В первом стихотворении в трудную пору своей жизни лирический герой сверяет свою жизнь и свою трудную работу по самым точным и верным часам — вечной и живой природе. Во втором стихотворении природа выполняет ту же функцию: «Что–то печальное есть в этом часе. Сосны вдали зеленей и видней. Сколько еще остается в запасе этих прозрачных стремительных дней?» Только природа здесь уже не часы, а беспощадный календарь, с которого неумолимо, как осенние листья, осыпаются дни твоей жизни.

Пройдет еще семь лет, и…

Жизнь! Нечаянная радость! Счастье, выпавшее мне. Зорь вечерняя прохладность, Белый иней на стерне… Все приму, что мчится мимо По дорогам бытия… Жаль, что ты неповторима, Жизнь прекрасная моя.

Это уже не Жигулин–рассказчик первой половины шестидесятых годов и не Жигулин–исповедник второй половины шестидесятых и начала семидесятых годов. Теперь уже Жигулин уносится памятью в те дали, в которых его собственное «я» еще только предопределялось. Пишутся стихи на историческую тему («Медали», «Флаги», «Из Российской истории» и др.), делается попытка выйти в жанр поэмы (поэма «За други своя»). Если когда–то собственное «я» уплотнилось до спасительного «мы» в его конкретном житейском проявлении (Жигулин–рассказчик), то теперь собственное «я» (Жигулин–исповедник) уплотняется в «мы» исторического масштаба. И я тут имею в виду, разумеется, не историческую тематику, как таковую, а то общее устойчивое самочувствие, при котором связь времен ощущается как живое дыхание вечной жизни.

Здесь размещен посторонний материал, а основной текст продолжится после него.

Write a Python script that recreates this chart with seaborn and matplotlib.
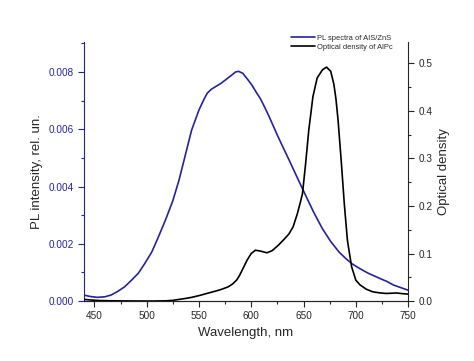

На этом мы и оборвем свой разговор о творчестве Анатолия Жигулина. Поэт находится в пути. Ни направление самого пути, ни темп самого движения указывать мы ему не вправе. Одно из своих стихотворений, посвященных другу и жене Ирине, Жигулин заканчивает так:

Уже без вздоха и без мысли Увижу я сквозь боль и смерть Лицо, которое при жизни Так и не смог я рассмотреть.

Вот в этой неокончательности открытий даже самых близких и дорогих проявлений жизни угадывается уже не зависящая от самого поэта и от внешних обстоятельств жизни невозможность остановки.